On a commencé à parler du mystère Québec. On disait que la Capitale-Nationale avait un comportement politique incompréhensible.
Pauline Marois, qui est alors simple députée, demande à ses collaborateurs de réunir une dizaine de jeunes de la région de Québec pour essayer de comprendre. J’ai eu la chance de faire partie du groupe.
Je garde un fort souvenir de cette rencontre parce que j’ai été très impressionné par la manière dont Mme Marois a mené cette discussion, laissant chacun parler, ne négligeant aucune piste, forçant chacun à aller au bout de ses idées.
Malgré cette attitude initiale de curiosité et d’ouverture de Mme Marois, le mystère Québec allait devenir, pour les dix années suivantes (et même jusqu’à aujourd’hui) l’explication commode utilisée par plusieurs partis politiques, dont le Parti Québécois, pour éviter de se remettre en question.
Après une crise au parlement d’Ottawa au cours de laquelle le niveau de partisannerie m’avait exaspéré, j’ai rédigé l’ébauche d’un manifeste destiné à réformer nos façons de faire de la politique. J’y proposais dix engagements destinés à:
«… maintenir un contact permanent avec les électeurs, rejeter la critique au profit de la pédagogie et miser sur le dialogue au lieu de la confrontation, reconnaître le devoir d’exprimer clairement ses opinions, justifier ses changements de position et favoriser l’avènement du “journalisme citoyen” dont l’influence est nécessaire pour faire contrepoids aux médias de masse.»
Plusieurs de mes lecteurs m’ont alors dit que les dix engagements proposés n’étaient pas réalistes. Je pense, au contraire, qu’ils sont plus que jamais nécessaires.
Début juin, Bernard Landry, alors chef du Parti Québécois, démissionne sur un coup de tête. J’accepte de me joindre à l’équipe de Pauline Marois, qui souhaite devenir chef à son tour. Je plaide pour une campagne où la communication prendrait forme autour d’un blogue, de manière à favoriser le dialogue avec les membres du Parti Québécois et l’ensemble des citoyens. J’y suis arrivé, mais l’expérience a été difficile.
Je n’ai malheureusement pas vécu la fin de la course à la chefferie (remportée par André Boisclair) parce que j’ai entre-temps accepté une proposition pour occuper un emploi en France. En quelques semaines, j’ai quitté ma deuxième entreprise, nous avons vendu notre maison et nous avons installé la famille à Paris.
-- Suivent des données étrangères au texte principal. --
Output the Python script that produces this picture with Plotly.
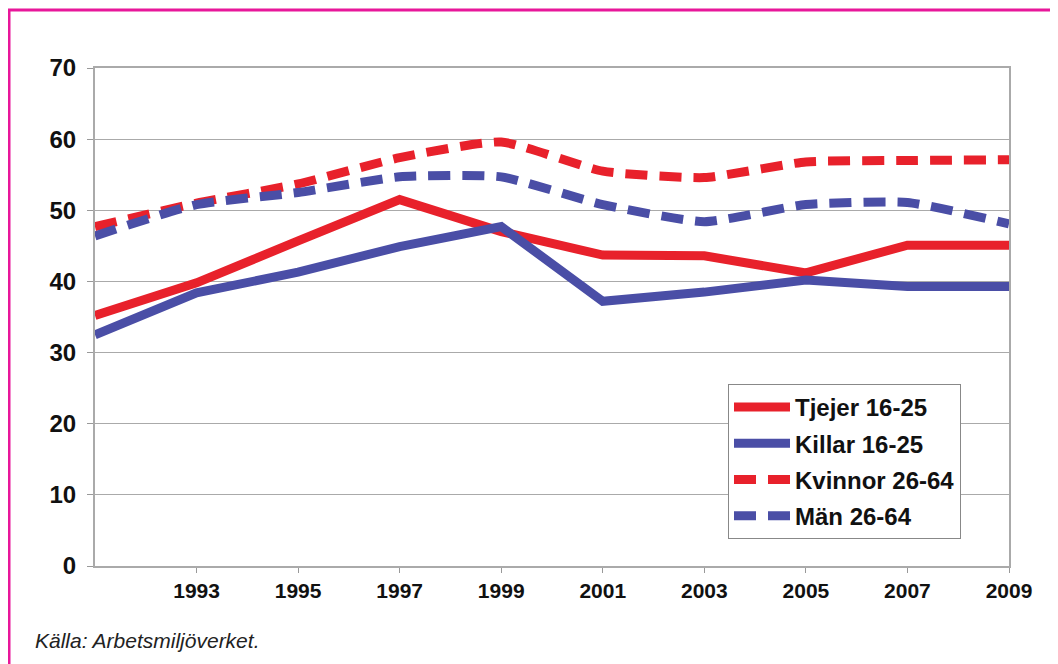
import plotly.graph_objects as go

years = [1991, 1993, 1995, 1997, 1999, 2001, 2003, 2005, 2007, 2009]
tjejer = [35.2, 39.8, 45.7, 51.5, 47.0, 43.7, 43.6, 41.2, 45.1, 45.1]
killar = [32.5, 38.4, 41.3, 44.9, 47.7, 37.2, 38.5, 40.2, 39.3, 39.3]
kvinnor = [47.7, 51.0, 53.7, 57.4, 59.6, 55.5, 54.6, 56.8, 57.0, 57.1]
man = [46.4, 50.8, 52.5, 54.7, 54.7, 50.8, 48.4, 50.8, 51.1, 48.1]

names = ["Tjejer 16-25", "Killar 16-25", "Kvinnor 26-64", "Män 26-64"]
x_ticks = [1993, 1995, 1997, 1999, 2001, 2003, 2005, 2007, 2009]
y_ticks = [0, 10, 20, 30, 40, 50, 60, 70]
source = "Källa: Arbetsmiljöverket."

RED = "#e8212b"
BLUE = "#4a4ea6"
OFF = 8  # page body margin
W, H = 1058 - 2 * OFF, 664 - OFF
L, R, T, B = 95 - OFF, 49 - OFF, 68 - OFF, 98
pw, ph = W - L - R, H - T - B

fig = go.Figure()
series = [(tjejer, RED, "solid", "linear"), (killar, BLUE, "solid", "linear"),
          (kvinnor, RED, "22px,12px", "spline"), (man, BLUE, "22px,12px", "spline")]
for i, (name, (vals, col, dash, shape)) in enumerate(zip(names, series)):
    fig.add_trace(go.Scatter(x=years, y=vals, name=name, mode="lines", legendgroup=f"g{i}",
                             line=dict(color=col, width=9, dash=dash, shape=shape, smoothing=0.5)))

def px_x(p):  # page pixel -> paper
    return (p - OFF - L) / pw

def px_y(p):
    return (T + ph - (p - OFF)) / ph

fig.update_layout(
    width=W, height=H,
    margin=dict(l=L, r=R, t=T, b=B),
    paper_bgcolor="white", plot_bgcolor="white",
    font=dict(family="Liberation Sans, Arial, sans-serif", color="#111"),
    xaxis=dict(range=[1991, 2009], tickvals=x_ticks, ticks="outside", ticklen=5,
               tickcolor="#999", showline=True, linecolor="#aaa", linewidth=2, mirror=True,
               showgrid=False, zeroline=False,
               tickfont=dict(size=21, weight="bold", color="#111")),
    yaxis=dict(range=[0, 70], tickvals=y_ticks, ticks="outside", ticklen=6,
               tickcolor="#999", showline=True, linecolor="#aaa", linewidth=2, mirror=True,
               showgrid=True, gridcolor="#aaa", gridwidth=1, zeroline=False,
               ticklabelstandoff=6,
               tickfont=dict(size=24, weight="bold", color="#111")),
    legend=dict(x=px_x(728), y=px_y(384), xanchor="left", yanchor="top",
                bgcolor="white", bordercolor="#888", borderwidth=1, tracegroupgap=2,
                font=dict(size=24, weight="bold", color="#111"), itemwidth=56),
    showlegend=True,
)

fig.add_annotation(text=source, xref="paper", yref="paper", x=px_x(33), y=px_y(640),
                   xanchor="left", yanchor="middle", showarrow=False,
                   font=dict(size=21, style="italic", color="#222"))

# magenta frame (top and left)
fig.add_shape(type="line", xref="paper", yref="paper", x0=px_x(OFF), x1=px_x(1070),
              y0=px_y(10), y1=px_y(10), line=dict(color="#e8179a", width=3))
fig.add_shape(type="line", xref="paper", yref="paper", x0=px_x(OFF + 1), x1=px_x(OFF + 1),
              y0=px_y(10), y1=px_y(680), line=dict(color="#e8179a", width=3))

fig.write_html("out.html")
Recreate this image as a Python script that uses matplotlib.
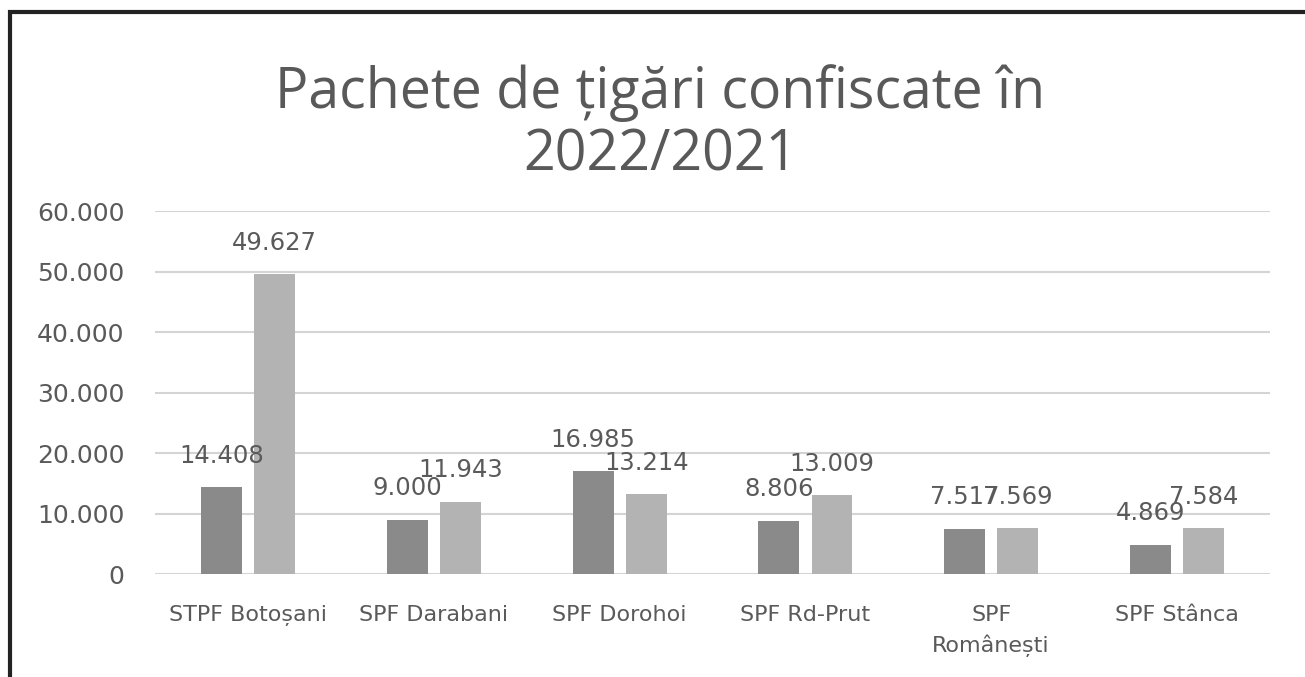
import matplotlib.pyplot as plt
import matplotlib.patches as mpatches
import numpy as np

# --- data ---
posts = ["STPF Botoșani", "SPF Darabani", "SPF Dorohoi", "SPF Rd-Prut",
         "SPF\nRomânești", "SPF Stânca"]
first_series = [14408, 9000, 16985, 8806, 7517, 4869]
second_series = [49627, 11943, 13214, 13009, 7569, 7584]
yticks = [0, 10000, 20000, 30000, 40000, 50000, 60000]


def fmt(v):
    # Romanian style thousands separator
    return f"{v:,}".replace(",", ".")


fig = plt.figure(figsize=(13.05, 6.77), dpi=100)
ax = fig.add_axes([0.119, 0.152, 0.854, 0.536])

x = np.arange(len(posts))
w = 0.22
off = 0.143
dark, light = "#8a8a8a", "#b3b3b3"
txt = "#5a5a5a"

b1 = ax.bar(x - off, first_series, w, color=dark, zorder=3)
b2 = ax.bar(x + off, second_series, w, color=light, zorder=3)

for bars, vals in ((b1, first_series), (b2, second_series)):
    for r, v in zip(bars, vals):
        ax.annotate(fmt(v), (r.get_x() + r.get_width() / 2, v),
                    xytext=(0, 14), textcoords="offset points",
                    ha="center", va="bottom", fontsize=17.5, color=txt,
                    family="DejaVu Sans", zorder=4)

ax.set_xlim(-0.5, len(posts) - 0.5)
ax.set_ylim(0, 60000)
ax.set_yticks(yticks)
ax.set_yticklabels([fmt(t) for t in yticks], fontsize=18, color=txt)
ax.set_xticks(x)
ax.set_xticklabels(posts, fontsize=16, color=txt, family="DejaVu Sans",
                   linespacing=1.55)
ax.tick_params(axis="both", length=0)
ax.tick_params(axis="y", pad=22)
ax.tick_params(axis="x", pad=22)
ax.grid(axis="y", color="#d4d4d4", linewidth=1.5, zorder=0)
for s in ax.spines.values():
    s.set_visible(False)

fig.text(0.506, 1 - 124 / 677, "Pachete de țigări confiscate în\n2022/2021",
         ha="center", va="center", fontsize=40, color="#595959",
         family="Open Sans", linespacing=1.12)

# scanned page frame (left and top edges)
fig.patches.append(mpatches.Rectangle((10 / 1305, -0.1), 1.2, 1 - 12 / 677 + 0.1,
                                      transform=fig.transFigure, fill=False,
                                      edgecolor="#222222", linewidth=3))

fig.savefig("out.png", dpi=100)
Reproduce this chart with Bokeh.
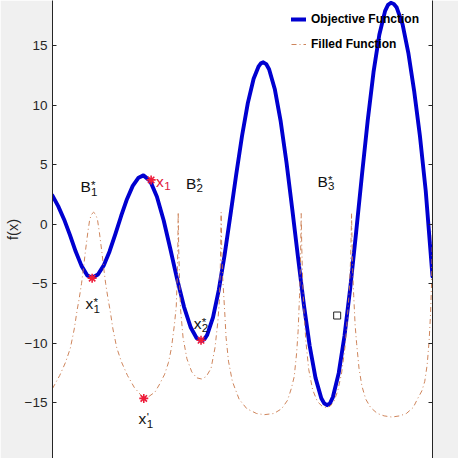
from bokeh.plotting import figure
from bokeh.models import Range1d, LinearAxis, FixedTicker, Legend, LegendItem, ColumnDataSource
from bokeh.core.properties import value
from bokeh.embed import file_html
from bokeh.resources import INLINE

# ---- data ----
obj_x = [0.000, 0.150, 0.300, 0.450, 0.600, 0.750, 0.900, 1.025, 1.175, 1.325, 1.475, 1.625,
         1.775, 1.925, 2.075, 2.225, 2.350, 2.525, 2.700, 2.875, 3.050, 3.225, 3.400, 3.575,
         3.725, 3.850, 3.925, 4.000, 4.150, 4.300, 4.450, 4.600, 4.750, 4.900, 5.050, 5.200,
         5.325, 5.3875, 5.450, 5.525, 5.600, 5.750, 5.900, 6.050, 6.200, 6.350, 6.500, 6.650,
         6.800, 6.950, 7.025, 7.100, 7.175, 7.250, 7.400, 7.550, 7.700, 7.850, 8.000, 8.150,
         8.300, 8.450, 8.600, 8.675, 8.750, 8.825, 8.900, 9.050, 9.200, 9.350, 9.500, 9.650,
         9.825]
obj_y = [2.4, 1.5, 0.4, -0.9, -2.3, -3.5, -4.3, -4.5, -4.23, -3.46, -2.29, -0.83,
         0.69, 2.1, 3.22, 3.91, 4.1, 3.64, 2.31, 0.31, -2.12, -4.65, -6.94, -8.68,
         -9.56, -9.8, -9.67, -9.3, -7.82, -5.52, -2.58, 0.75, 4.18, 7.41, 10.17, 12.22,
         13.23, 13.51, 13.6, 13.45, 13.02, 11.31, 8.63, 5.18, 1.24, -2.85, -6.78, -10.23,
         -12.91, -14.62, -15.05, -15.2, -15.04, -14.52, -12.51, -9.37, -5.31, -0.70, 4.1, 8.71,
         12.77, 15.91, 17.92, 18.43, 18.6, 18.5, 18.2, 16.8, 14.4, 11.2, 7.4, 2.8,
         -4.4]

fill_x = [0.0, 0.1875, 0.3375, 0.4625, 0.5625, 0.6375, 0.6875, 0.75, 0.8, 0.85, 0.9125, 0.9625,
          1.0125, 1.0625, 1.1125, 1.1625, 1.2125, 1.275, 1.325, 1.375, 1.4375, 1.4875, 1.5625,
          1.6625, 1.7875, 1.9375, 2.1125, 2.35, 2.5, 2.65, 2.775, 2.9, 3.0, 3.075, 3.15, 3.2,
          3.225, 3.24, 3.25, 3.2625, 3.2875, 3.3125, 3.375, 3.475, 3.6, 3.725, 3.85, 3.975,
          4.1, 4.2, 4.275, 4.3125, 4.3375, 4.35, 4.36, 4.375, 4.4, 4.45, 4.4875, 4.55, 4.65,
          4.825, 5.025, 5.275, 5.475, 5.725, 5.925, 6.075, 6.175, 6.25, 6.3125, 6.35, 6.3875,
          6.4125, 6.43, 6.445, 6.47, 6.5, 6.55, 6.625, 6.725, 6.85, 6.975, 7.075, 7.175, 7.275,
          7.375, 7.475, 7.5625, 7.625, 7.675, 7.7075, 7.725, 7.7325, 7.745, 7.7625, 7.7875,
          7.825, 7.8625, 7.925, 8.0, 8.1, 8.225, 8.4, 8.575, 8.775, 8.975, 9.15, 9.325, 9.45,
          9.55, 9.625, 9.6875, 9.7375, 9.775, 9.8, 9.8175, 9.825]
fill_y = [-13.8, -12.7, -11.6, -10.4, -8.8, -7.2, -6.3, -5.0, -3.7, -2.3, -0.7, 0.4,
          0.85, 1.0, 0.85, 0.4, -0.7, -2.3, -3.7, -5.0, -6.3, -7.2, -8.8,
          -10.4, -11.6, -12.7, -13.7, -14.6, -14.45, -14.1, -13.4, -12.6, -11.6, -10.4, -8.5, -6.9,
          -4.5, -2.0, 1.0, -2.0, -5.0, -7.2, -9.5, -11.3, -12.4, -12.9, -13.0, -12.8,
          -12.1, -10.4, -8.2, -6.5, -4.0, -1.5, 1.0, -2.0, -4.5, -7.2, -9.5, -11.5, -13.2,
          -14.7, -15.5, -15.9, -16.0, -15.9, -15.5, -14.8, -13.8, -12.8, -10.8, -9.0, -6.0,
          -3.0, 0.9, -2.0, -5.0, -7.2, -9.8, -12.2, -13.9, -14.9, -15.3, -15.4, -15.3, -14.9,
          -14.0, -12.5, -10.3, -7.8, -5.5, -3.0, -0.5, 0.9, -1.5, -4.0, -6.0,
          -8.5, -10.0, -12.1, -13.6, -14.7, -15.4, -15.9, -16.1, -16.2, -16.1, -15.9, -15.4, -14.6,
          -14.0, -13.2, -11.8, -9.8, -7.5, -5.0, -1.5, 0.8]

star_x = [1.025, 2.55, 3.84, 2.36]
star_y = [-4.53, 3.72, -9.75, -14.63]
square_x = [7.36]
square_y = [-7.67]

label_x = [0.725, 0.85, 2.675, 3.45, 3.65, 6.85, 2.225]
label_y = [3.13, -6.7, 3.61, 3.45, -8.3, 3.61, -16.36]
label_base = ["B", "x", "x", "B", "x", "B", "x"]
label_sup = ["*", "*", "", "*", "*", "*", "'"]
label_sub = ["1", "1", "1", "2", "2", "3", "1"]
label_color = ["#111111", "#111111", "#e0203a", "#111111", "#111111", "#111111", "#111111"]

y_ticks = [-15, -10, -5, 0, 5, 10, 15]
legend_labels = ["Objective Function", "Filled Function"]

FONT = "Liberation Sans"
AXC = "#262626"

p = figure(width=458, height=458, output_backend="svg", toolbar_location=None,
           x_range=Range1d(0, 9.825), y_range=Range1d(-19.68, 18.79),
           x_axis_location=None, y_axis_location="left",
           min_border_left=52, min_border_right=26, min_border_top=0, min_border_bottom=0)
p.border_fill_color = "#f0f0f0"
p.background_fill_color = "white"
p.outline_line_color = None
p.grid.visible = False

ya = p.yaxis[0]
ya.ticker = FixedTicker(ticks=y_ticks)
ya.minor_tick_line_color = None
ya.major_tick_in = 4
ya.major_tick_out = 0
ya.major_label_standoff = 5
ya.major_label_text_font = FONT
ya.major_label_text_font_size = "13.5px"
ya.major_label_text_color = AXC
ya.axis_line_color = AXC
ya.major_tick_line_color = AXC
ya.axis_label = "f(x)"
ya.axis_label_text_font = FONT
ya.axis_label_text_font_size = "14.5px"
ya.axis_label_text_font_style = "normal"
ya.axis_label_text_color = AXC
ya.axis_label_standoff = 1

ra = LinearAxis(ticker=FixedTicker(ticks=y_ticks))
ra.minor_tick_line_color = None
ra.major_tick_in = 4
ra.major_tick_out = 0
ra.major_label_text_font_size = "1px"
ra.major_label_text_alpha = 0
ra.axis_line_color = AXC
ra.major_tick_line_color = AXC
p.add_layout(ra, "right")

r_obj = p.line(obj_x, obj_y, line_color="#0000d0", line_width=3.9, line_join="round", line_cap="round")
r_fill = p.line(fill_x, fill_y, line_color="#c9784a", line_width=1, line_dash="5 3 1 3", line_alpha=0.9)

p.scatter(star_x, star_y, marker="asterisk", size=9, line_color="#ee1c3a", line_width=1.6)
p.scatter(square_x, square_y, marker="square", size=7, line_color="#222222", fill_color=None, line_width=1)

offs = {"B": 10.5, "x": 8.2}
src = ColumnDataSource(dict(x=label_x, y=label_y, base=label_base, sup=label_sup, sub=label_sub,
                            color=label_color, off=[offs[b] for b in label_base]))
p.text(x="x", y="y", text="base", source=src, text_color="color", text_font=value(FONT),
       text_font_size="15.5px", text_align="left", text_baseline="alphabetic")
p.text(x="x", y="y", text="sup", source=src, text_color="color", text_font=value(FONT),
       text_font_size="11.6px", text_align="left", text_baseline="alphabetic",
       x_offset="off", y_offset=-2)
p.text(x="x", y="y", text="sub", source=src, text_color="color", text_font=value(FONT),
       text_font_size="11.6px", text_align="left", text_baseline="alphabetic",
       x_offset="off", y_offset=5)

legend = Legend(items=[LegendItem(label=legend_labels[0], renderers=[r_obj]),
                       LegendItem(label=legend_labels[1], renderers=[r_fill])],
                location=(237, 402), orientation="vertical",
                border_line_alpha=0, background_fill_alpha=0,
                label_text_font=FONT, label_text_font_size="12px", label_text_font_style="bold",
                label_text_color="black",
                glyph_width=15, glyph_height=20, label_height=20, label_standoff=5,
                spacing=5, padding=2, margin=0)
p.add_layout(legend)

open("out.html", "w").write(file_html(p, INLINE))
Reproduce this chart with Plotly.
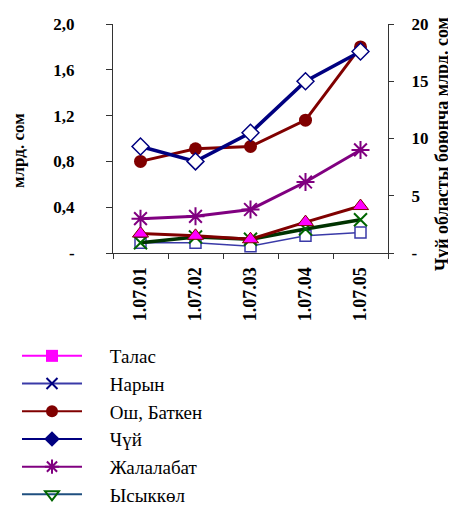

C’est de là que j’ai pris connaissance du manifeste Pour un Québec lucide, porté par Lucien Bouchard, et de la réplique, quelques jours plus tard, intitulée Pour un Québec solidaire, du groupe dirigé par Françoise David.
Observant la polémique d’un regard distant, j’ai publié le 12 novembre un texte dans lequel je déplorais la langue de bois dans laquelle s’était enfermée la politique québécoise et l’absence d’intérêt des hommes et des femmes politiques pour l’impact du développement d’Internet sur la démocratie.
« [J’ai la perception que] la politique québécoise [est désarmée]. Effet de distance? Peut-être. Mais je lis, je relis, j’écoute… et je ne comprends pas. Tellement de mots pour si peu d’idées. Sur la scène municipale. Sur la scène québécoise, sur la scène canadienne, c’est presque partout pareil. On vit une élection; on termine une campagne à l’investiture; on menace d’une élection… mais pour quelles idées tout ça dites-moi? (…) Et ce n’est pas que la faute des politiciens! C’est celle des journalistes aussi. Et des chroniqueurs politiques. D’un peu tout le monde d’ailleurs! (…)
[or] les usages qui se développent autour des nouveaux modes de communication sont vraiment à la source d’une véritable révolution — parce que l’information ne sera jamais plus contrôlée uniquement par les médias et les pouvoirs publics.
Le monde change. Profondément. Les mouvements sociaux ne seront plus jamais pareils. La politique aussi doit s’adapter en conséquence. Malheureusement, aucun signe ne m’indique que les hommes et les femmes politiques se préoccupent actuellement de cette question. Je ne suis même pas certain qu’ils réalisent à quel point les fondements mêmes de leur pouvoir sont en train d’être minés par leur refus de voir.»